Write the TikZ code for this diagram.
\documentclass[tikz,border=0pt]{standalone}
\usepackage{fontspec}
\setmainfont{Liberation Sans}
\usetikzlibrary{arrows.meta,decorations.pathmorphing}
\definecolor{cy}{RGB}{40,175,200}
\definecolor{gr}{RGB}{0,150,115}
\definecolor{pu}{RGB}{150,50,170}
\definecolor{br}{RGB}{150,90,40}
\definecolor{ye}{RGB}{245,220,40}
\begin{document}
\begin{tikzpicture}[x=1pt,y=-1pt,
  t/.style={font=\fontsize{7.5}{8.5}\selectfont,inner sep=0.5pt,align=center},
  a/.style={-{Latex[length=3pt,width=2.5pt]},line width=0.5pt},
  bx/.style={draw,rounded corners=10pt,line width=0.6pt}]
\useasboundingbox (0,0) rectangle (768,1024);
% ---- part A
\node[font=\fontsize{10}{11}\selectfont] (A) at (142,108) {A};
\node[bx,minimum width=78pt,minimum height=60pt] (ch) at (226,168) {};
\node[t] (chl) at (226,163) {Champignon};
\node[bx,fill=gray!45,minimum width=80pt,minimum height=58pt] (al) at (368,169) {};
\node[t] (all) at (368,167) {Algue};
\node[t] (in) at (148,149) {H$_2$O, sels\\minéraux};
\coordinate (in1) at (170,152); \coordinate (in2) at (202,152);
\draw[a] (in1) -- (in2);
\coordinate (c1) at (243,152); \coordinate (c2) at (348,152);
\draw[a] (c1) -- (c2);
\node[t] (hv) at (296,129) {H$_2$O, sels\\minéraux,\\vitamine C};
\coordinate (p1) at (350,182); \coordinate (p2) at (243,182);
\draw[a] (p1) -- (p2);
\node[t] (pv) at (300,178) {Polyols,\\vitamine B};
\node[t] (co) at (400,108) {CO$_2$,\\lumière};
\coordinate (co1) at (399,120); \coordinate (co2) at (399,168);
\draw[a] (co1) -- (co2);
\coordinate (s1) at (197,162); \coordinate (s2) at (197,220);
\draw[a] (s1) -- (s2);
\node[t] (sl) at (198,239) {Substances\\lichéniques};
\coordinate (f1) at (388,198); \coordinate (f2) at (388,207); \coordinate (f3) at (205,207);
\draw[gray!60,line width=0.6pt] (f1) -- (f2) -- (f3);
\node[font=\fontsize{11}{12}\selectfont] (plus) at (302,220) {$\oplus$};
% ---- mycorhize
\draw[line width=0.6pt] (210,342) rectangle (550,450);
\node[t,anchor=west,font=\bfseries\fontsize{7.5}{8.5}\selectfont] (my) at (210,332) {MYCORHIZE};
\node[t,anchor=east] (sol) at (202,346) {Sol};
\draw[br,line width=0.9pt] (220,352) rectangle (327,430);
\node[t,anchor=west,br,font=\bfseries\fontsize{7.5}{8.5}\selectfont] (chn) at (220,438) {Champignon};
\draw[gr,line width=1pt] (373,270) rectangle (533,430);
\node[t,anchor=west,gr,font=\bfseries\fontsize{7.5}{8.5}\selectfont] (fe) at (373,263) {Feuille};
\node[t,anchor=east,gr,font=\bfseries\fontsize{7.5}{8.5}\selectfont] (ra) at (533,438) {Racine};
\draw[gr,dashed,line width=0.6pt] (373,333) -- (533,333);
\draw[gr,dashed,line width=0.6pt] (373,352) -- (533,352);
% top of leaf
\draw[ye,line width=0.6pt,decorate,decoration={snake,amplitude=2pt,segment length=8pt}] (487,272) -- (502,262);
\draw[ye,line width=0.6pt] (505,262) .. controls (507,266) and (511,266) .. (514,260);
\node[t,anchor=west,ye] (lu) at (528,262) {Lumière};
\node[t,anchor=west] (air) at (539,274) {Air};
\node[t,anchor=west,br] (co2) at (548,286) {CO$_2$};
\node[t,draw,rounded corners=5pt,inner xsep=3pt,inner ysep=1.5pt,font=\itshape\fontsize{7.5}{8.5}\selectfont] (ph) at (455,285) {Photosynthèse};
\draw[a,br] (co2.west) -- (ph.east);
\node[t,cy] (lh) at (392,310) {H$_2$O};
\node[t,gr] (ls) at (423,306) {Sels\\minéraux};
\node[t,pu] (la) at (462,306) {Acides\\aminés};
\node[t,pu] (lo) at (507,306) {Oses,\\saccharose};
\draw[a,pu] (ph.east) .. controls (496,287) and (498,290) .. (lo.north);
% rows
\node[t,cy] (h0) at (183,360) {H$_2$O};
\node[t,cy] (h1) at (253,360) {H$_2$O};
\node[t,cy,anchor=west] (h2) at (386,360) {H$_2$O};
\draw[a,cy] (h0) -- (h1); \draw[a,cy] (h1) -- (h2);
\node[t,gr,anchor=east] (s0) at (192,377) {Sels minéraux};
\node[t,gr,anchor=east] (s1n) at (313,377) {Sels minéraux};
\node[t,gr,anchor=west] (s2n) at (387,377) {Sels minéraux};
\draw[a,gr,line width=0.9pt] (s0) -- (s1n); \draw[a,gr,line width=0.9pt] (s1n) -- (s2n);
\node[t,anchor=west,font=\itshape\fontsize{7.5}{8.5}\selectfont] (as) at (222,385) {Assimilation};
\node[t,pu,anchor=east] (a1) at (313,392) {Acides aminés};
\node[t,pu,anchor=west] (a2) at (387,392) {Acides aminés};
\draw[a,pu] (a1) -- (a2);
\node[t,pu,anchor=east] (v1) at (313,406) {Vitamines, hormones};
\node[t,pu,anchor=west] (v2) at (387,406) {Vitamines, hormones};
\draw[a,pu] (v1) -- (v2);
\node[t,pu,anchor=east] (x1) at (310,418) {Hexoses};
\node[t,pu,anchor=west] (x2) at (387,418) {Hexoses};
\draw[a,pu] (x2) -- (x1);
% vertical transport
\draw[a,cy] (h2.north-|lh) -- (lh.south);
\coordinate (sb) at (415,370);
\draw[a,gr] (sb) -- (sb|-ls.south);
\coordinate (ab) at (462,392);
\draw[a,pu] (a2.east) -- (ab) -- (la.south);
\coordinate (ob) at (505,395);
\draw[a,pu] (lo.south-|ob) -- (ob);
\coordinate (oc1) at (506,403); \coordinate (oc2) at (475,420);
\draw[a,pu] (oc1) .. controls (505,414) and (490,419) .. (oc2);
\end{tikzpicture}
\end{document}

____________________

- _Aim_
Retype the data in full and match it exactly.

- _Output of the exercise_
Write the TikZ code for this diagram.
\documentclass[tikz,border=0pt]{standalone}
\usepackage{fontspec}
\setmainfont{Liberation Sans}
\usetikzlibrary{arrows.meta,decorations.pathmorphing}
\definecolor{cy}{RGB}{40,175,200}
\definecolor{gr}{RGB}{0,150,115}
\definecolor{pu}{RGB}{150,50,170}
\definecolor{br}{RGB}{150,90,40}
\definecolor{ye}{RGB}{245,220,40}
\begin{document}
\begin{tikzpicture}[x=1pt,y=-1pt,
  t/.style={font=\fontsize{7.5}{8.5}\selectfont,inner sep=0.5pt,align=center},
  a/.style={-{Latex[length=3pt,width=2.5pt]},line width=0.5pt},
  bx/.style={draw,rounded corners=10pt,line width=0.6pt}]
\useasboundingbox (0,0) rectangle (768,1024);
% ---- part A
\node[font=\fontsize{10}{11}\selectfont] (A) at (142,108) {A};
\node[bx,minimum width=78pt,minimum height=60pt] (ch) at (226,168) {};
\node[t] (chl) at (226,163) {Champignon};
\node[bx,fill=gray!45,minimum width=80pt,minimum height=58pt] (al) at (368,169) {};
\node[t] (all) at (368,167) {Algue};
\node[t] (in) at (148,149) {H$_2$O, sels\\minéraux};
\coordinate (in1) at (170,152); \coordinate (in2) at (202,152);
\draw[a] (in1) -- (in2);
\coordinate (c1) at (243,152); \coordinate (c2) at (348,152);
\draw[a] (c1) -- (c2);
\node[t] (hv) at (296,129) {H$_2$O, sels\\minéraux,\\vitamine C};
\coordinate (p1) at (350,182); \coordinate (p2) at (243,182);
\draw[a] (p1) -- (p2);
\node[t] (pv) at (300,178) {Polyols,\\vitamine B};
\node[t] (co) at (400,108) {CO$_2$,\\lumière};
\coordinate (co1) at (399,120); \coordinate (co2) at (399,168);
\draw[a] (co1) -- (co2);
\coordinate (s1) at (197,162); \coordinate (s2) at (197,220);
\draw[a] (s1) -- (s2);
\node[t] (sl) at (198,239) {Substances\\lichéniques};
\coordinate (f1) at (388,198); \coordinate (f2) at (388,207); \coordinate (f3) at (205,207);
\draw[gray!60,line width=0.6pt] (f1) -- (f2) -- (f3);
\node[font=\fontsize{11}{12}\selectfont] (plus) at (302,220) {$\oplus$};
% ---- mycorhize
\draw[line width=0.6pt] (210,342) rectangle (550,450);
\node[t,anchor=west,font=\bfseries\fontsize{7.5}{8.5}\selectfont] (my) at (210,332) {MYCORHIZE};
\node[t,anchor=east] (sol) at (202,346) {Sol};
\draw[br,line width=0.9pt] (220,352) rectangle (327,430);
\node[t,anchor=west,br,font=\bfseries\fontsize{7.5}{8.5}\selectfont] (chn) at (220,438) {Champignon};
\draw[gr,line width=1pt] (373,270) rectangle (533,430);
\node[t,anchor=west,gr,font=\bfseries\fontsize{7.5}{8.5}\selectfont] (fe) at (373,263) {Feuille};
\node[t,anchor=east,gr,font=\bfseries\fontsize{7.5}{8.5}\selectfont] (ra) at (533,438) {Racine};
\draw[gr,dashed,line width=0.6pt] (373,333) -- (533,333);
\draw[gr,dashed,line width=0.6pt] (373,352) -- (533,352);
% top of leaf
\draw[ye,line width=0.6pt,decorate,decoration={snake,amplitude=2pt,segment length=8pt}] (487,272) -- (502,262);
\draw[ye,line width=0.6pt] (505,262) .. controls (507,266) and (511,266) .. (514,260);
\node[t,anchor=west,ye] (lu) at (528,262) {Lumière};
\node[t,anchor=west] (air) at (539,274) {Air};
\node[t,anchor=west,br] (co2) at (548,286) {CO$_2$};
\node[t,draw,rounded corners=5pt,inner xsep=3pt,inner ysep=1.5pt,font=\itshape\fontsize{7.5}{8.5}\selectfont] (ph) at (455,285) {Photosynthèse};
\draw[a,br] (co2.west) -- (ph.east);
\node[t,cy] (lh) at (392,310) {H$_2$O};
\node[t,gr] (ls) at (423,306) {Sels\\minéraux};
\node[t,pu] (la) at (462,306) {Acides\\aminés};
\node[t,pu] (lo) at (507,306) {Oses,\\saccharose};
\draw[a,pu] (ph.east) .. controls (496,287) and (498,290) .. (lo.north);
% rows
\node[t,cy] (h0) at (183,360) {H$_2$O};
\node[t,cy] (h1) at (253,360) {H$_2$O};
\node[t,cy,anchor=west] (h2) at (386,360) {H$_2$O};
\draw[a,cy] (h0) -- (h1); \draw[a,cy] (h1) -- (h2);
\node[t,gr,anchor=east] (s0) at (192,377) {Sels minéraux};
\node[t,gr,anchor=east] (s1n) at (313,377) {Sels minéraux};
\node[t,gr,anchor=west] (s2n) at (387,377) {Sels minéraux};
\draw[a,gr,line width=0.9pt] (s0) -- (s1n); \draw[a,gr,line width=0.9pt] (s1n) -- (s2n);
\node[t,anchor=west,font=\itshape\fontsize{7.5}{8.5}\selectfont] (as) at (222,385) {Assimilation};
\node[t,pu,anchor=east] (a1) at (313,392) {Acides aminés};
\node[t,pu,anchor=west] (a2) at (387,392) {Acides aminés};
\draw[a,pu] (a1) -- (a2);
\node[t,pu,anchor=east] (v1) at (313,406) {Vitamines, hormones};
\node[t,pu,anchor=west] (v2) at (387,406) {Vitamines, hormones};
\draw[a,pu] (v1) -- (v2);
\node[t,pu,anchor=east] (x1) at (310,418) {Hexoses};
\node[t,pu,anchor=west] (x2) at (387,418) {Hexoses};
\draw[a,pu] (x2) -- (x1);
% vertical transport
\draw[a,cy] (h2.north-|lh) -- (lh.south);
\coordinate (sb) at (415,370);
\draw[a,gr] (sb) -- (sb|-ls.south);
\coordinate (ab) at (462,392);
\draw[a,pu] (a2.east) -- (ab) -- (la.south);
\coordinate (ob) at (505,395);
\draw[a,pu] (lo.south-|ob) -- (ob);
\coordinate (oc1) at (506,403); \coordinate (oc2) at (475,420);
\draw[a,pu] (oc1) .. controls (505,414) and (490,419) .. (oc2);
\end{tikzpicture}
\end{document}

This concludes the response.